The mechanics of search engines—a three-stage process of crawling, indexing, and ranking—dictate the fundamental rules of engagement. A business’s digital presence is contingent on its ability to facilitate this process, making technical soundness a non-negotiable prerequisite for success. A failure to be crawled and indexed is a failure to exist in the eyes of the search engine and, by extension, a vast potential market.
The strategic execution of SEO is built upon three interdependent pillars:
- Technical SEO provides the flawless foundation, ensuring a site is accessible, fast, and understandable to search engines.
- On-Page SEO aligns the content of that site with the specific needs and intent of the user, signaling relevance.
- Off-Page SEO builds the authority and trust signals necessary to validate that relevance in the eyes of the broader web.
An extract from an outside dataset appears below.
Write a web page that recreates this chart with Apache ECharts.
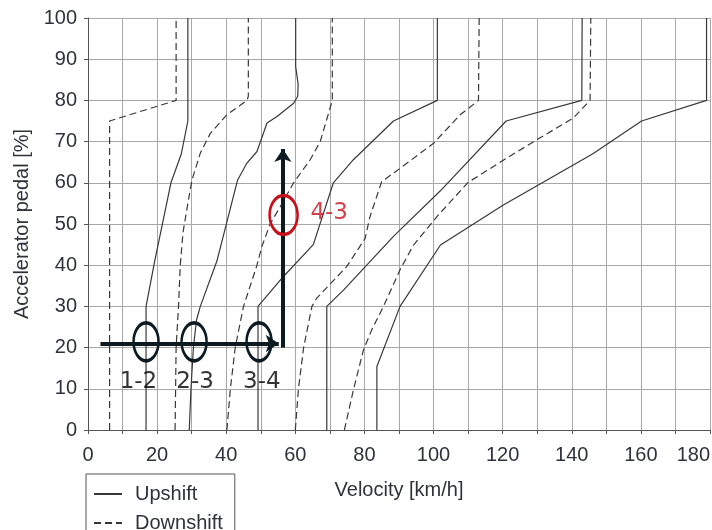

A successful campaign integrates these pillars into a structured, data-driven process that begins with clear business goals and ends with continuous, iterative improvement. At the heart of this process lies a deep understanding of user intent, the unifying principle that guides all effective SEO decisions.
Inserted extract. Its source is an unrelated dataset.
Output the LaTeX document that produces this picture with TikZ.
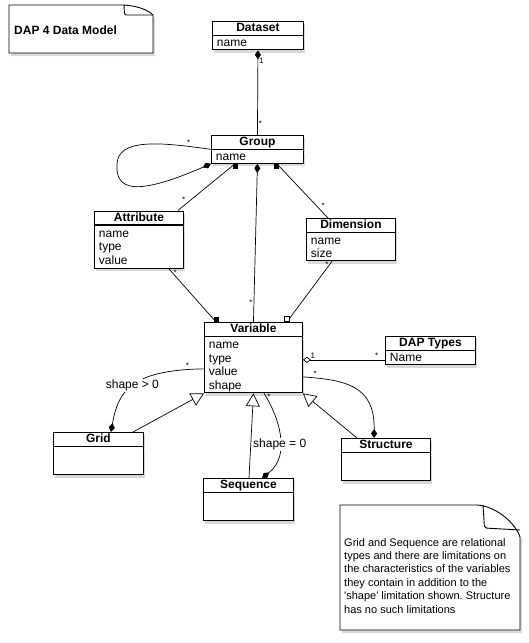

The business case for this investment is compelling and multifaceted. SEO drives a sustainable flow of qualified organic traffic, builds invaluable brand credibility and trust, and delivers a strong, compounding return on investment. Strategically, it serves as a powerful risk mitigation tool, diversifying customer acquisition and reducing reliance on the volatile and increasingly expensive paid advertising ecosystem.
The ethical dimension, defined by the contrast between White Hat and Black Hat practices, is ultimately a strategic one. White Hat SEO is a long-term investment in building a durable business asset, whereas Black Hat SEO is a high-risk gamble that jeopardizes that asset for the chance of a fleeting gain.
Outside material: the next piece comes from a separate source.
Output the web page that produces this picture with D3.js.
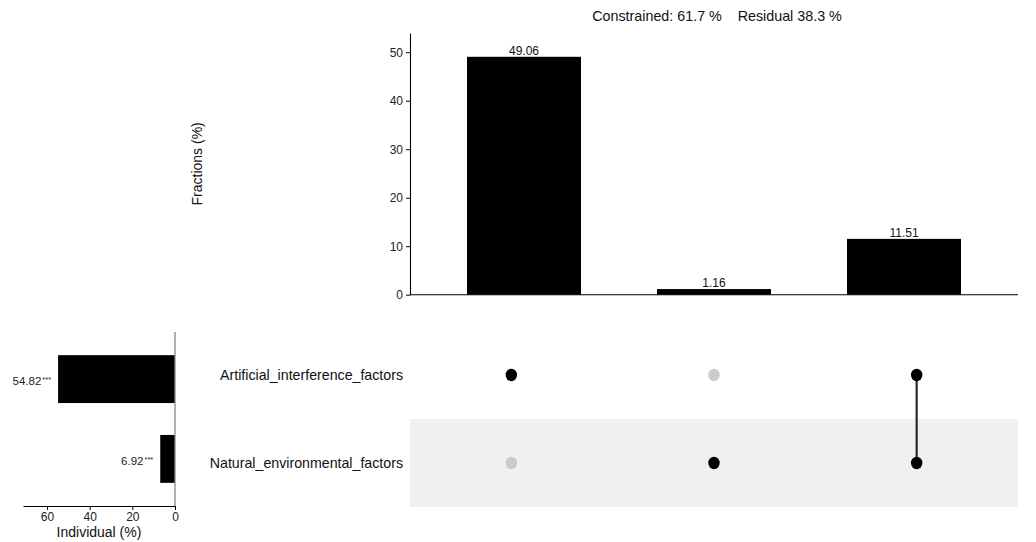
<!DOCTYPE html>
<html>
<head>
<meta charset="utf-8">
<script src="https://cdn.jsdelivr.net/npm/d3@7"></script>
<style>
  html, body { margin: 0; padding: 0; background: #fff; }
  svg { display: block; font-family: "Liberation Sans", Arial, sans-serif; }
</style>
</head>
<body>
<svg id="chart" width="1036" height="542"></svg>
<script>
// Variance partitioning: shared and unique fractions of two factor groups
const factors = ["Artificial_interference_factors", "Natural_environmental_factors"];
const individualValues = [54.82, 6.92];
const individualSig = ["***", "***"];

const comboIds = ["A", "N", "AN"];
const comboValues = [49.06, 1.16, 11.51];
// membership of each combination: [artificial, natural]
const comboMembers = [[1, 0], [0, 1], [1, 1]];

const yTicks = [0, 10, 20, 30, 40, 50];
const xTicksIndividual = [0, 20, 40, 60];
const titleText = "Constrained: 61.7 %    Residual 38.3 %";

const svg = d3.select("#chart");
const tickFont = 12;

// ---------- top panel: fraction bars ----------
const barBox = { left: 410, right: 1018, top: 33, bottom: 294.7 };

const xBar = d3.scaleBand()
  .domain(comboIds)
  .range([barBox.left, barBox.right])
  .paddingInner(0.4)
  .paddingOuter(0.3);

const yBar = d3.scaleLinear()
  .domain([0, d3.max(comboValues) * 1.1])
  .range([barBox.bottom, barBox.top]);

const gTop = svg.append("g");

gTop.selectAll("rect.bar")
  .data(comboValues)
  .join("rect")
  .attr("class", "bar")
  .attr("x", (d, i) => xBar(comboIds[i]))
  .attr("width", xBar.bandwidth())
  .attr("y", d => yBar(d))
  .attr("height", d => yBar(0) - yBar(d))
  .attr("fill", "#000");

gTop.selectAll("text.val")
  .data(comboValues)
  .join("text")
  .attr("class", "val")
  .attr("x", (d, i) => xBar(comboIds[i]) + xBar.bandwidth() / 2)
  .attr("y", d => yBar(d) - 2)
  .attr("text-anchor", "middle")
  .attr("font-size", 12)
  .attr("fill", "#111")
  .text(d => d.toFixed(2));

const yAxis = gTop.append("g")
  .attr("transform", `translate(${barBox.left},0)`)
  .call(d3.axisLeft(yBar).tickValues(yTicks).tickSize(4).tickPadding(3).tickSizeOuter(0));
yAxis.select(".domain").attr("stroke", "#000").attr("stroke-width", 1.1);
yAxis.selectAll(".tick line").attr("stroke", "#000");
yAxis.selectAll(".tick text").attr("font-size", tickFont).attr("fill", "#222")
  .attr("font-family", "Liberation Sans, Arial, sans-serif");

// x baseline
gTop.append("line")
  .attr("x1", barBox.left).attr("x2", barBox.right)
  .attr("y1", yBar(0)).attr("y2", yBar(0))
  .attr("stroke", "#000").attr("stroke-width", 1.1);

gTop.append("text")
  .attr("transform", `translate(202,${(barBox.top + barBox.bottom) / 2}) rotate(-90)`)
  .attr("text-anchor", "middle")
  .attr("font-size", 14)
  .attr("fill", "#111")
  .text("Fractions (%)");

gTop.append("text")
  .attr("x", (barBox.left + barBox.right) / 2 + 3)
  .attr("y", 21)
  .attr("text-anchor", "middle")
  .attr("font-size", 14.3)
  .attr("fill", "#111")
  .style("white-space", "pre")
  .text(titleText);

// ---------- matrix panel: set membership dots ----------
const mat = { left: 410, right: 1018, top: 331, bottom: 507 };

const rowBand = d3.scaleBand()
  .domain(factors)
  .range([mat.top, mat.bottom]);

const xDot = d3.scalePoint()
  .domain(comboIds)
  .range([mat.left, mat.right])
  .padding(0.5);

const gMat = svg.append("g");

// alternating shaded row
gMat.selectAll("rect.stripe")
  .data(factors.filter((f, i) => i % 2 === 1))
  .join("rect")
  .attr("class", "stripe")
  .attr("x", mat.left)
  .attr("width", mat.right - mat.left)
  .attr("y", d => rowBand(d))
  .attr("height", rowBand.bandwidth())
  .attr("fill", "#f0f0f0");

const rowY = f => rowBand(f) + rowBand.bandwidth() / 2;

// connectors between member factors
comboMembers.forEach((m, ci) => {
  const ys = factors.filter((f, fi) => m[fi]).map(rowY);
  if (ys.length > 1) {
    gMat.append("line")
      .attr("x1", xDot(comboIds[ci])).attr("x2", xDot(comboIds[ci]))
      .attr("y1", d3.min(ys)).attr("y2", d3.max(ys))
      .attr("stroke", "#2a2a2a").attr("stroke-width", 2.2);
  }
});

const dotData = [];
comboMembers.forEach((m, ci) => factors.forEach((f, fi) => dotData.push({ combo: comboIds[ci], factor: f, on: m[fi] })));

gMat.selectAll("ellipse.dot")
  .data(dotData)
  .join("ellipse")
  .attr("class", "dot")
  .attr("cx", d => xDot(d.combo))
  .attr("cy", d => rowY(d.factor))
  .attr("rx", 5.7)
  .attr("ry", 6.2)
  .attr("fill", d => d.on ? "#000" : "#cbcbcb");

gMat.selectAll("text.rowlab")
  .data(factors)
  .join("text")
  .attr("class", "rowlab")
  .attr("x", 403)
  .attr("y", d => rowY(d) + 5)
  .attr("text-anchor", "end")
  .attr("font-size", 14.2)
  .attr("fill", "#111")
  .text(d => d);

// ---------- left panel: individual contributions ----------
const indBox = { x0: 175, x1: 23, top: 332, bottom: 506 };

const xInd = d3.scaleLinear()
  .domain([0, d3.max(individualValues) * 1.3])
  .range([indBox.x0, indBox.x1]);

const yInd = d3.scaleBand()
  .domain(factors)
  .range([indBox.top, indBox.bottom])
  .paddingInner(0.4)
  .paddingOuter(0.29);

const gLeft = svg.append("g");

gLeft.selectAll("rect.ind")
  .data(individualValues)
  .join("rect")
  .attr("class", "ind")
  .attr("x", d => xInd(d))
  .attr("width", d => xInd(0) - xInd(d))
  .attr("y", (d, i) => yInd(factors[i]))
  .attr("height", yInd.bandwidth())
  .attr("fill", "#000");

const lab = gLeft.selectAll("text.indlab")
  .data(individualValues)
  .join("text")
  .attr("class", "indlab")
  .attr("x", d => xInd(d) - 7)
  .attr("y", (d, i) => yInd(factors[i]) + yInd.bandwidth() / 2 + 6)
  .attr("text-anchor", "end")
  .attr("font-size", 11.5)
  .attr("fill", "#222");
lab.append("tspan").text(d => d.toFixed(2));
lab.append("tspan")
  .attr("font-size", 7.5)
  .attr("dy", -3)
  .attr("dx", 1)
  .text((d, i) => individualSig[i]);

// vertical zero line
gLeft.append("line")
  .attr("x1", indBox.x0).attr("x2", indBox.x0)
  .attr("y1", indBox.top).attr("y2", indBox.bottom + 1)
  .attr("stroke", "#888").attr("stroke-width", 1.3);

const xAxisInd = gLeft.append("g")
  .attr("transform", `translate(0,${indBox.bottom})`)
  .call(d3.axisBottom(xInd).tickValues(xTicksIndividual).tickSize(4).tickPadding(2).tickSizeOuter(0));
xAxisInd.select(".domain").attr("stroke", "#000").attr("stroke-width", 1.1);
xAxisInd.selectAll(".tick line").attr("stroke", "#000");
xAxisInd.selectAll(".tick text").attr("font-size", tickFont).attr("fill", "#222")
  .attr("font-family", "Liberation Sans, Arial, sans-serif");

gLeft.append("text")
  .attr("x", (indBox.x0 + indBox.x1) / 2)
  .attr("y", 537)
  .attr("text-anchor", "middle")
  .attr("font-size", 14)
  .attr("fill", "#111")
  .text("Individual (%)");
</script>
</body>
</html>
Looking forward, the field is being reshaped by powerful technological and behavioral shifts. The rise of AI-powered search, the normalization of voice-based queries, and the complete convergence of SEO with user experience demand a more holistic approach. The focus is shifting from optimizing for a search engine to optimizing for a comprehensive search experience. Success will be defined not by a single ranking, but by a brand’s ability to be present, helpful, and seamless across every touchpoint of a user’s non-linear journey for information. For the modern business strategist, mastering the principles of SEO is no longer just a marketing concern; it is integral to building a resilient, visible, and profitable enterprise in the 21st century.